### TO DO
Below is a listing; print exactly its lines from the one containing "Emit a component" down to the one containing "1167, 1170, 1210];", both inclusive, with every picture left out.

### INFORMATION SUPPLIED
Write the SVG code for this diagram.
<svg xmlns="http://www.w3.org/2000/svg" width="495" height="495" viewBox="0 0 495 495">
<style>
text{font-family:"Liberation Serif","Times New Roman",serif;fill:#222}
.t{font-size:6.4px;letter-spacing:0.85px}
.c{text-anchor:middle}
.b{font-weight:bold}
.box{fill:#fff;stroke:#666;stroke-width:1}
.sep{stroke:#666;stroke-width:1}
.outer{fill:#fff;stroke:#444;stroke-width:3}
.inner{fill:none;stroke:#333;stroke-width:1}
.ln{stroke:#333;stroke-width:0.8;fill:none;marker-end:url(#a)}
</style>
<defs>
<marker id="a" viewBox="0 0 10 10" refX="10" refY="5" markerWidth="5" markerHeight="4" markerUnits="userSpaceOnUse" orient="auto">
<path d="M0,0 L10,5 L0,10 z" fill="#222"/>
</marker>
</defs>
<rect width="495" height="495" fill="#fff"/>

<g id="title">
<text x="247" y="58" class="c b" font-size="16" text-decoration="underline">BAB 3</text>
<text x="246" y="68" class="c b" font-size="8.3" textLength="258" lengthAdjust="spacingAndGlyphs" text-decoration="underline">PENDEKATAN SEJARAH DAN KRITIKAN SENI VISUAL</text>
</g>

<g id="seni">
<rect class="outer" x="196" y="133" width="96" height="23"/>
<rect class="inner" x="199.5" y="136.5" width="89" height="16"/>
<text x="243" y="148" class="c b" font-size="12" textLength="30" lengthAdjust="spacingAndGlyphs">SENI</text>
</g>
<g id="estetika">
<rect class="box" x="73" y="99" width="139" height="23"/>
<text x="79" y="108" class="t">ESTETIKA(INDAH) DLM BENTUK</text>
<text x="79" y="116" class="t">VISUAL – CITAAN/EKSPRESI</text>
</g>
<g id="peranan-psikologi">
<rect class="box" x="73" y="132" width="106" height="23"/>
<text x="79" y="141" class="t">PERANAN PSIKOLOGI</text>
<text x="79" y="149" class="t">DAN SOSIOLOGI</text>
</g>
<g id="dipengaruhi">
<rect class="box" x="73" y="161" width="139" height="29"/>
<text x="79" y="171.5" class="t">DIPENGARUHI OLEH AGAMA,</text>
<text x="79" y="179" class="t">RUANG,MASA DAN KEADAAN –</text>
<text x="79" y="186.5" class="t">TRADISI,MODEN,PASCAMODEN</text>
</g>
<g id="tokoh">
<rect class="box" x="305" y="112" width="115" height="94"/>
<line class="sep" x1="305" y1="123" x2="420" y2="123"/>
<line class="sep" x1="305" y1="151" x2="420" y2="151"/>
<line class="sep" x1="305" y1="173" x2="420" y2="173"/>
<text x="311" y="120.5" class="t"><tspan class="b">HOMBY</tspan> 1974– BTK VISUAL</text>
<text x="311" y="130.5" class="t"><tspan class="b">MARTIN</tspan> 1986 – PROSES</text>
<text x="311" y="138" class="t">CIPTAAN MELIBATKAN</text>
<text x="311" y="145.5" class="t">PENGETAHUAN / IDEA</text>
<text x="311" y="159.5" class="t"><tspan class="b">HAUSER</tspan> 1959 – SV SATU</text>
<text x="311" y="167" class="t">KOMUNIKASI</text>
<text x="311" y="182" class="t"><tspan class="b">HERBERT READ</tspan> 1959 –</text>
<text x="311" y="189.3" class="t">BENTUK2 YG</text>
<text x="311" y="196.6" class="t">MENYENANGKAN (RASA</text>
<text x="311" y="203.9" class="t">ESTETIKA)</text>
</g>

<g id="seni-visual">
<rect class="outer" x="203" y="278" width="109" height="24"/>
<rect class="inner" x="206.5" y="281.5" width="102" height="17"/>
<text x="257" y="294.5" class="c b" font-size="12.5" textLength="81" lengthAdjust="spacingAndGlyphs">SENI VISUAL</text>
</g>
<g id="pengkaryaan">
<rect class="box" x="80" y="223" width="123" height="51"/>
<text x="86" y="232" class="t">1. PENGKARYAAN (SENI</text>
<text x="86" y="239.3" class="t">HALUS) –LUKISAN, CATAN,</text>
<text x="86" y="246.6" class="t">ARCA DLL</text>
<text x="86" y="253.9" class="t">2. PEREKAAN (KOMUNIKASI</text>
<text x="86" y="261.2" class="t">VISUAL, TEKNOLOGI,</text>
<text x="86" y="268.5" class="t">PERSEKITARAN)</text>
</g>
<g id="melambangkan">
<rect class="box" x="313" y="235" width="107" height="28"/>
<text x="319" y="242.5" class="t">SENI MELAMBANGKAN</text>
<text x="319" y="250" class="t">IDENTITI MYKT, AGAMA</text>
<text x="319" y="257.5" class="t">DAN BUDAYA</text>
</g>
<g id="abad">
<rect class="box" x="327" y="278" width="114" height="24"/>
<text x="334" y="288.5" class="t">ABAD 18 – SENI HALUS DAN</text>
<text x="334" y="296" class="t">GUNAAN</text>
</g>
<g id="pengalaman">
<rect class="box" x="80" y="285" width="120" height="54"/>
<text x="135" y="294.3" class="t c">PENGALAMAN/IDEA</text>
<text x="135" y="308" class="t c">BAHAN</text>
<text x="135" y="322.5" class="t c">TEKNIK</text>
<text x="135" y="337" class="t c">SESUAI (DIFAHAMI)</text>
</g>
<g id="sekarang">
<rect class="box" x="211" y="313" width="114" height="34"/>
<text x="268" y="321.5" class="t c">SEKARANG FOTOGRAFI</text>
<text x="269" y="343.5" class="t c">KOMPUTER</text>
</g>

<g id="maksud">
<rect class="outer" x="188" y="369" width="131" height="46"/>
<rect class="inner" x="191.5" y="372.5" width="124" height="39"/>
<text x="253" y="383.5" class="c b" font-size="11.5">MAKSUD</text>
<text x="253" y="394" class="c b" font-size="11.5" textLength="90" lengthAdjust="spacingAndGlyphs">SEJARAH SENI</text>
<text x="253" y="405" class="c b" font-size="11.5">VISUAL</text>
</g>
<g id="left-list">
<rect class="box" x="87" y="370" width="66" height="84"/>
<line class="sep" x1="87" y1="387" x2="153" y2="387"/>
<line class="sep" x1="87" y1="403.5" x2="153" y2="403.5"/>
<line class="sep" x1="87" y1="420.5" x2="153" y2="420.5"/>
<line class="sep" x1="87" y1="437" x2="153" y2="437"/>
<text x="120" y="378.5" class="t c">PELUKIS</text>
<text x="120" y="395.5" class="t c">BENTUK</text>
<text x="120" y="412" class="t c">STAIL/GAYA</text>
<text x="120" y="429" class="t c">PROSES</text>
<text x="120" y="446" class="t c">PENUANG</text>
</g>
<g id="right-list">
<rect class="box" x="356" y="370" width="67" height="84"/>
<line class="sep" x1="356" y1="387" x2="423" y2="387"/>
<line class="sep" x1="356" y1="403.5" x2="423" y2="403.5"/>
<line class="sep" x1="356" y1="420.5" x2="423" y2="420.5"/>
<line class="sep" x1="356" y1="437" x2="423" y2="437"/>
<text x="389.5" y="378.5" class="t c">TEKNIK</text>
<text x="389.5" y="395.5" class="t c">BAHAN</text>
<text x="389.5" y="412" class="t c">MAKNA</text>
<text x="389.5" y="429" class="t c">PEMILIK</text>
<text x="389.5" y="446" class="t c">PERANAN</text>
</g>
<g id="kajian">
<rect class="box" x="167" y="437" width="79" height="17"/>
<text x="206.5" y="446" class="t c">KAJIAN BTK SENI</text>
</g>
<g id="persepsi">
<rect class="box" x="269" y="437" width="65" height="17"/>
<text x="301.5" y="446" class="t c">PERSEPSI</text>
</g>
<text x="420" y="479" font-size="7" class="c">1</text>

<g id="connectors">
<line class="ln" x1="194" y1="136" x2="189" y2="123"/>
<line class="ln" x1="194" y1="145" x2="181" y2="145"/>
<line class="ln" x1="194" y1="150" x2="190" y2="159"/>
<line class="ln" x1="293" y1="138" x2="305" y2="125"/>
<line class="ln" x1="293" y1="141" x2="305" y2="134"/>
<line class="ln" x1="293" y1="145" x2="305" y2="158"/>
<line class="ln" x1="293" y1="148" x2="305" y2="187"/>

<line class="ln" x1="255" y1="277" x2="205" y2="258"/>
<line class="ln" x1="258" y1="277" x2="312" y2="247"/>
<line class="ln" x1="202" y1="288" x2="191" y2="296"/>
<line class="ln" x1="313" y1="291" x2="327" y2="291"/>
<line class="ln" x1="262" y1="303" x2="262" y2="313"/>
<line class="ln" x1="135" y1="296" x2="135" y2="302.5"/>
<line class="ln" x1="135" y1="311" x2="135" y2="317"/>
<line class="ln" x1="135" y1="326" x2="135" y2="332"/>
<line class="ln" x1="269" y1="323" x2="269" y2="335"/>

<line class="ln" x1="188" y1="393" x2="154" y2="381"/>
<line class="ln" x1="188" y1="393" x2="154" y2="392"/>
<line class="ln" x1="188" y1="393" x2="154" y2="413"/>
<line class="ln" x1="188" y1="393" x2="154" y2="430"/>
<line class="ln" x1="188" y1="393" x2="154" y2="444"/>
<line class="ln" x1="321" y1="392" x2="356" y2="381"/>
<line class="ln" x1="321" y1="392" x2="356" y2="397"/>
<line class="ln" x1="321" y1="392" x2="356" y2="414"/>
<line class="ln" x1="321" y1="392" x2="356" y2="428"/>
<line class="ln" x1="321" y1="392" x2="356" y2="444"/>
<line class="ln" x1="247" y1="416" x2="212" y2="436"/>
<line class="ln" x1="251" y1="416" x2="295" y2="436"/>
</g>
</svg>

==

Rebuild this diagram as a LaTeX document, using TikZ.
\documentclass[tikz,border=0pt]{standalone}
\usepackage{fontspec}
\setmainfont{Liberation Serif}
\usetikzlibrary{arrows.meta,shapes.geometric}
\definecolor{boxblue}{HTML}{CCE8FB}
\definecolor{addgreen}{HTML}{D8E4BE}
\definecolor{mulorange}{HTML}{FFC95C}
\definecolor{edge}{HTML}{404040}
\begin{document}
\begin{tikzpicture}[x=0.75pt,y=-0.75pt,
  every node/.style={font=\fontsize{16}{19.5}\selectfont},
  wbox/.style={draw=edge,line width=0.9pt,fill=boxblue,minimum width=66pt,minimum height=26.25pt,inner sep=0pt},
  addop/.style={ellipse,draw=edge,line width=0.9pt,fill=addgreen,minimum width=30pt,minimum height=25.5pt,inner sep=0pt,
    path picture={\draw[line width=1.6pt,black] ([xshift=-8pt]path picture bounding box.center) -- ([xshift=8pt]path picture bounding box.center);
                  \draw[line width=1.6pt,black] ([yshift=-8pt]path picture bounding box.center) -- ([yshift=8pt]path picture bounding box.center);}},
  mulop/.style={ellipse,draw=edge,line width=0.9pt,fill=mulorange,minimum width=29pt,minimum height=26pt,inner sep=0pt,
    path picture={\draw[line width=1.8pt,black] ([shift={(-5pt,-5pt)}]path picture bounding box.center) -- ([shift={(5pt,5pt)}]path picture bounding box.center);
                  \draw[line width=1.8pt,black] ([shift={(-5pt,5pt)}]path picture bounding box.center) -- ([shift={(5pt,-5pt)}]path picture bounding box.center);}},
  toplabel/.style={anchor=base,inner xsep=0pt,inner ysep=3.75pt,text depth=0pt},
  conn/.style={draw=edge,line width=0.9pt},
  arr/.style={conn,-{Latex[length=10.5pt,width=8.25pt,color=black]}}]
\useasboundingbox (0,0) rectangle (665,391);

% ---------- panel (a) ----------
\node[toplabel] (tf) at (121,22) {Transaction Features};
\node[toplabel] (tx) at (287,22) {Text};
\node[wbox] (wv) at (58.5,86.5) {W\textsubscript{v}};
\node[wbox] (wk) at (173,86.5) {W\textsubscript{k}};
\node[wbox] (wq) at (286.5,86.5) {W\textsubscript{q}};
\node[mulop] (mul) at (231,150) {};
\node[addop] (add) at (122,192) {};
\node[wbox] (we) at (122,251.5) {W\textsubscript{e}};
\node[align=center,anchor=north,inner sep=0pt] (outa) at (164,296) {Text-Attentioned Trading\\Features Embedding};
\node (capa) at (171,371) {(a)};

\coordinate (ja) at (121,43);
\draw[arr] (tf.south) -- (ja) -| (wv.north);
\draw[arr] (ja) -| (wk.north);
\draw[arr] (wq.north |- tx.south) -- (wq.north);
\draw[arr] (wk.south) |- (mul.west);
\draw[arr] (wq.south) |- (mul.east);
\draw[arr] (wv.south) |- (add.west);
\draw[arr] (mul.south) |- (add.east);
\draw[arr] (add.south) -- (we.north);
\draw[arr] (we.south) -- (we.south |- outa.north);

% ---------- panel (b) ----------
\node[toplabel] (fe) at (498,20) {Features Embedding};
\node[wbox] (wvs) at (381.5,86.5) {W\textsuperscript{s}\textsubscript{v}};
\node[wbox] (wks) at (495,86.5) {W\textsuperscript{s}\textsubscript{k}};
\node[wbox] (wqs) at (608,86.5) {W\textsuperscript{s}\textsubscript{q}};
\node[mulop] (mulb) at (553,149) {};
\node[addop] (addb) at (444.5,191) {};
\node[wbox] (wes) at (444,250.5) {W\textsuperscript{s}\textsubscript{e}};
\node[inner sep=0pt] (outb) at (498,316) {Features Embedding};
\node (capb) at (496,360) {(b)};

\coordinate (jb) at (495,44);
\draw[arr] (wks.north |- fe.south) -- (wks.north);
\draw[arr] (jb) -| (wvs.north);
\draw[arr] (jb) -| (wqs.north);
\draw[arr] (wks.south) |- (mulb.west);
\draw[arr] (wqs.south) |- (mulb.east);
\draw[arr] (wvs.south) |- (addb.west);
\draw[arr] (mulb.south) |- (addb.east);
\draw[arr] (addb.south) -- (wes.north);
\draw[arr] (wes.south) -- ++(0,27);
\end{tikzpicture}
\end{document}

---

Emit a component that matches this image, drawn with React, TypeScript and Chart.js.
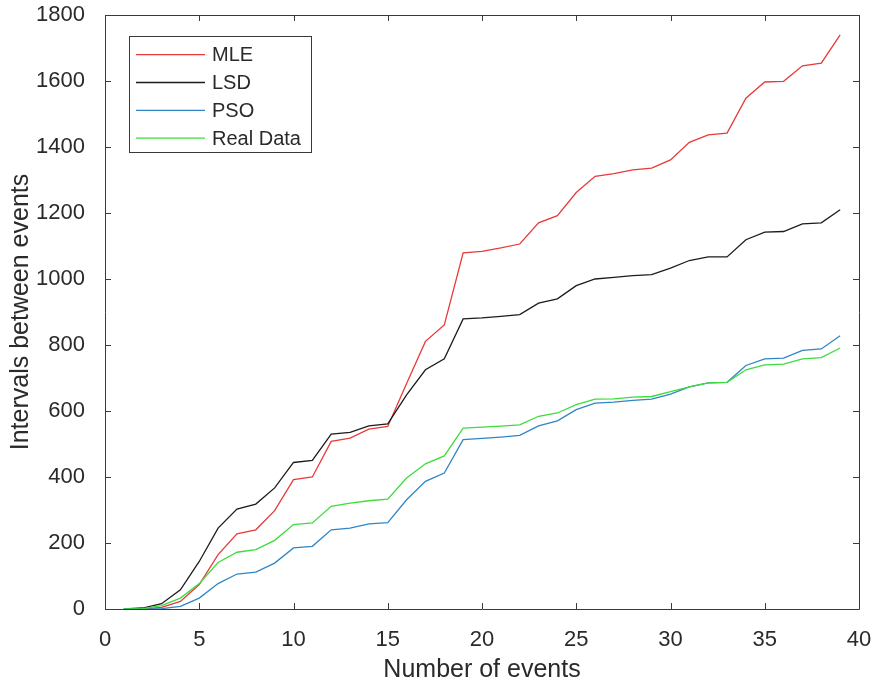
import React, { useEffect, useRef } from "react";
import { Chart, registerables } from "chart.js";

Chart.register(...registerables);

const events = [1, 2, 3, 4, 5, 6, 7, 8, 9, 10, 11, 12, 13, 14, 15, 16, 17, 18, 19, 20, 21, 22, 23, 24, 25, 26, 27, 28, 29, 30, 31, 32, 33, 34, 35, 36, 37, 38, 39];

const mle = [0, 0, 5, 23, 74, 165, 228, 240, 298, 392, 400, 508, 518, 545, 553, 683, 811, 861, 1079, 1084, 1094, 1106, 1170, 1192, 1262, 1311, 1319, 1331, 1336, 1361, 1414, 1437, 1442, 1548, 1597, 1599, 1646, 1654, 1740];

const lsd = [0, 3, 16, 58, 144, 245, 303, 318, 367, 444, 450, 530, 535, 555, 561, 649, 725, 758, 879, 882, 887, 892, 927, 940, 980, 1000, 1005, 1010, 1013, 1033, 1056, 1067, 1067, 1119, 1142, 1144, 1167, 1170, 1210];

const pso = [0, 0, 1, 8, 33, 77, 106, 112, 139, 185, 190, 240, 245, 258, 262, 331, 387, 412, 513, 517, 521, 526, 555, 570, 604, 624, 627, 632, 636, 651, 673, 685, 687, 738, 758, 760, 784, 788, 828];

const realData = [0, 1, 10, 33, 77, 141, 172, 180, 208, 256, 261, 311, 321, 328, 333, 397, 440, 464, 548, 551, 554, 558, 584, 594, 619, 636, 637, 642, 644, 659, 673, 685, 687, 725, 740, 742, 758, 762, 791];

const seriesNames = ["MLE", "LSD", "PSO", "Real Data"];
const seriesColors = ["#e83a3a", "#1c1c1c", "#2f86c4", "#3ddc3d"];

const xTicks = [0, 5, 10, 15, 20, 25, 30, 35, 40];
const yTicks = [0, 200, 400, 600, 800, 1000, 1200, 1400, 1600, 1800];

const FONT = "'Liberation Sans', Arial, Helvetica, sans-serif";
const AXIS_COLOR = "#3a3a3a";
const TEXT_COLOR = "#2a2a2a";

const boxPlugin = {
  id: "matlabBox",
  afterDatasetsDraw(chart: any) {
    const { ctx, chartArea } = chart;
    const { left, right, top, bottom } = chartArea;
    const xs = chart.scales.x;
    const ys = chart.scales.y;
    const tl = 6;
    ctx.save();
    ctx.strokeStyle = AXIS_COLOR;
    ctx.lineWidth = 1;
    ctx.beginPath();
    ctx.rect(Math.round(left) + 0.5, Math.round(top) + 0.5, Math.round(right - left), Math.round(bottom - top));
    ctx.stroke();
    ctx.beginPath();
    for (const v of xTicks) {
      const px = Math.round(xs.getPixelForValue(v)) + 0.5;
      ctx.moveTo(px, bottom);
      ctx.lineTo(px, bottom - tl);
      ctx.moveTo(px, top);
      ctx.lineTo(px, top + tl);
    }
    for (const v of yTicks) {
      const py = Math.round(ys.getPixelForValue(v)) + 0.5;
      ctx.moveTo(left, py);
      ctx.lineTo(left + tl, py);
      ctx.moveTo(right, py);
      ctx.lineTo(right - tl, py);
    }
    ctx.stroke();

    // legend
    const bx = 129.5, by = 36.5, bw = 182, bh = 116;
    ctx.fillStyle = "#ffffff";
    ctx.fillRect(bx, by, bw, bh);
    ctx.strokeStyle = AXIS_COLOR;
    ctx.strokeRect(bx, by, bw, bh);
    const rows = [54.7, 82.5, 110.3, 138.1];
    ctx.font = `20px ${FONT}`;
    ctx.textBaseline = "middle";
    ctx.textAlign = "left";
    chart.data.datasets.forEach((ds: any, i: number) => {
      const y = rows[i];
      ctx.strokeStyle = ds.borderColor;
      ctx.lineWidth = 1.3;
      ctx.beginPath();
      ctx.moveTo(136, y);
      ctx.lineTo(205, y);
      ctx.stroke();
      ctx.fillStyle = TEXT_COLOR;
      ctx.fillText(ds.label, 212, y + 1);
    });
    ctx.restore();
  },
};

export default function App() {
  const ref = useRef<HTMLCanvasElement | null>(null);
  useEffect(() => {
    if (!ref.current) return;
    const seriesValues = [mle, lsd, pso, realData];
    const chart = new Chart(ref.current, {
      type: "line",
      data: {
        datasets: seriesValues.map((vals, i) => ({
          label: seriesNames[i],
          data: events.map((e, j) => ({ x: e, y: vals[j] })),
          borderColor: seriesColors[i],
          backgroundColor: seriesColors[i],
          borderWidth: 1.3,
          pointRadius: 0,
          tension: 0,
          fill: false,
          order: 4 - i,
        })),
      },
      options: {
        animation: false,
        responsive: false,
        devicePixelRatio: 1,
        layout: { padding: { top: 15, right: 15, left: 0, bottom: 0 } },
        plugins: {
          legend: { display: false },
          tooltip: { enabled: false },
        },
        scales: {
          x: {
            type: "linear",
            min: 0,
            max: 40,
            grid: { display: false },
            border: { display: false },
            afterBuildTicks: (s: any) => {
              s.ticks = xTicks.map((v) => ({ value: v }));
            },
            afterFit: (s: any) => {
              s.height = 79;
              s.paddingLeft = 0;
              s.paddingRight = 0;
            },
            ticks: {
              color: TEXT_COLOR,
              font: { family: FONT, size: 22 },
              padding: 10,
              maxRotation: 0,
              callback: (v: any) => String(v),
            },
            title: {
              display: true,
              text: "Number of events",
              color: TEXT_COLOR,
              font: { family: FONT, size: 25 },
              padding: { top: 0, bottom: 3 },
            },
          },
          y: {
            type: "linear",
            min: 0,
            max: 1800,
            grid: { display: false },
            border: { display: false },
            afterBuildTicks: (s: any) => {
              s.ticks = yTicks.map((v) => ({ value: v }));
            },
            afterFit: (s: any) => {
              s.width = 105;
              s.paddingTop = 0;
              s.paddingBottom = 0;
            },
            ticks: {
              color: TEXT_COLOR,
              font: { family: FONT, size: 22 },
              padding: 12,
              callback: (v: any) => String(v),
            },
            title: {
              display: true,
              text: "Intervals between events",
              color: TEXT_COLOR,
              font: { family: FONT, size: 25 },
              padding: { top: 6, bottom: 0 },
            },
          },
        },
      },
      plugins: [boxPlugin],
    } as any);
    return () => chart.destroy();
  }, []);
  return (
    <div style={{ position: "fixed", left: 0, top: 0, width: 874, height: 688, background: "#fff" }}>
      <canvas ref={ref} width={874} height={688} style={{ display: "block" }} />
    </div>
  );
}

### SOLUTION FOR THIS TASK
Emit a component that matches this image, drawn with React, TypeScript and Chart.js.
import React, { useEffect, useRef } from "react";
import { Chart, registerables } from "chart.js";

Chart.register(...registerables);

const events = [1, 2, 3, 4, 5, 6, 7, 8, 9, 10, 11, 12, 13, 14, 15, 16, 17, 18, 19, 20, 21, 22, 23, 24, 25, 26, 27, 28, 29, 30, 31, 32, 33, 34, 35, 36, 37, 38, 39];

const mle = [0, 0, 5, 23, 74, 165, 228, 240, 298, 392, 400, 508, 518, 545, 553, 683, 811, 861, 1079, 1084, 1094, 1106, 1170, 1192, 1262, 1311, 1319, 1331, 1336, 1361, 1414, 1437, 1442, 1548, 1597, 1599, 1646, 1654, 1740];

const lsd = [0, 3, 16, 58, 144, 245, 303, 318, 367, 444, 450, 530, 535, 555, 561, 649, 725, 758, 879, 882, 887, 892, 927, 940, 980, 1000, 1005, 1010, 1013, 1033, 1056, 1067, 1067, 1119, 1142, 1144, 1167, 1170, 1210];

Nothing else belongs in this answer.